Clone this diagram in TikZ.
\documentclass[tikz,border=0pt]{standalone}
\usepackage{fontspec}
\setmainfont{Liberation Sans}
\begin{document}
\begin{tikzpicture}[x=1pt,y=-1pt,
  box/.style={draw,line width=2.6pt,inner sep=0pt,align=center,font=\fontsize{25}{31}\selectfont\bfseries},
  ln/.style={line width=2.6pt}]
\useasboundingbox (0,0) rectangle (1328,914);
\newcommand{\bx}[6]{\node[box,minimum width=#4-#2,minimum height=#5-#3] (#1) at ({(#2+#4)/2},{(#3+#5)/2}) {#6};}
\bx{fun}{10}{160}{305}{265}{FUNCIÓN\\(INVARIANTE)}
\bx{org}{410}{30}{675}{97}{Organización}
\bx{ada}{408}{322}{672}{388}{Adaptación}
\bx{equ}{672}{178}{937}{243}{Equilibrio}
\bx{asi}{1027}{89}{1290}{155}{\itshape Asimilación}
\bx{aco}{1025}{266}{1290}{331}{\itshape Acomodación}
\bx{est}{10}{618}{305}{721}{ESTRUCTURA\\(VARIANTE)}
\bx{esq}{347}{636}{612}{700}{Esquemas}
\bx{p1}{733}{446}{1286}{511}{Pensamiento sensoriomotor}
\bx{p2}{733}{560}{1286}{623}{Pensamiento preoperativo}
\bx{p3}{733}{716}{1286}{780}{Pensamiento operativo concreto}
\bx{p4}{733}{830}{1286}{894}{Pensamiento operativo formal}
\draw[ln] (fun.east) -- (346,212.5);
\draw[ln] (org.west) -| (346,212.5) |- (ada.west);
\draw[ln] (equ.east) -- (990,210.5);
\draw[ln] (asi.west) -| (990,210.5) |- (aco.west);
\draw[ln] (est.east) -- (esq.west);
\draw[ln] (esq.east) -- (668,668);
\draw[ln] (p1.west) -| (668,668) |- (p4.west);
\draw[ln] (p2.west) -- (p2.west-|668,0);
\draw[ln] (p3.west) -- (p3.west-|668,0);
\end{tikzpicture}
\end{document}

____

__Do this__. Each line of the listing above should be output exactly.

__Exercise response__.
Clone this diagram in TikZ.
\documentclass[tikz,border=0pt]{standalone}
\usepackage{fontspec}
\setmainfont{Liberation Sans}
\begin{document}
\begin{tikzpicture}[x=1pt,y=-1pt,
  box/.style={draw,line width=2.6pt,inner sep=0pt,align=center,font=\fontsize{25}{31}\selectfont\bfseries},
  ln/.style={line width=2.6pt}]
\useasboundingbox (0,0) rectangle (1328,914);
\newcommand{\bx}[6]{\node[box,minimum width=#4-#2,minimum height=#5-#3] (#1) at ({(#2+#4)/2},{(#3+#5)/2}) {#6};}
\bx{fun}{10}{160}{305}{265}{FUNCIÓN\\(INVARIANTE)}
\bx{org}{410}{30}{675}{97}{Organización}
\bx{ada}{408}{322}{672}{388}{Adaptación}
\bx{equ}{672}{178}{937}{243}{Equilibrio}
\bx{asi}{1027}{89}{1290}{155}{\itshape Asimilación}
\bx{aco}{1025}{266}{1290}{331}{\itshape Acomodación}
\bx{est}{10}{618}{305}{721}{ESTRUCTURA\\(VARIANTE)}
\bx{esq}{347}{636}{612}{700}{Esquemas}
\bx{p1}{733}{446}{1286}{511}{Pensamiento sensoriomotor}
\bx{p2}{733}{560}{1286}{623}{Pensamiento preoperativo}
\bx{p3}{733}{716}{1286}{780}{Pensamiento operativo concreto}
\bx{p4}{733}{830}{1286}{894}{Pensamiento operativo formal}
\draw[ln] (fun.east) -- (346,212.5);
\draw[ln] (org.west) -| (346,212.5) |- (ada.west);
\draw[ln] (equ.east) -- (990,210.5);
\draw[ln] (asi.west) -| (990,210.5) |- (aco.west);
\draw[ln] (est.east) -- (esq.west);
\draw[ln] (esq.east) -- (668,668);
\draw[ln] (p1.west) -| (668,668) |- (p4.west);
\draw[ln] (p2.west) -- (p2.west-|668,0);
\draw[ln] (p3.west) -- (p3.west-|668,0);
\end{tikzpicture}
\end{document}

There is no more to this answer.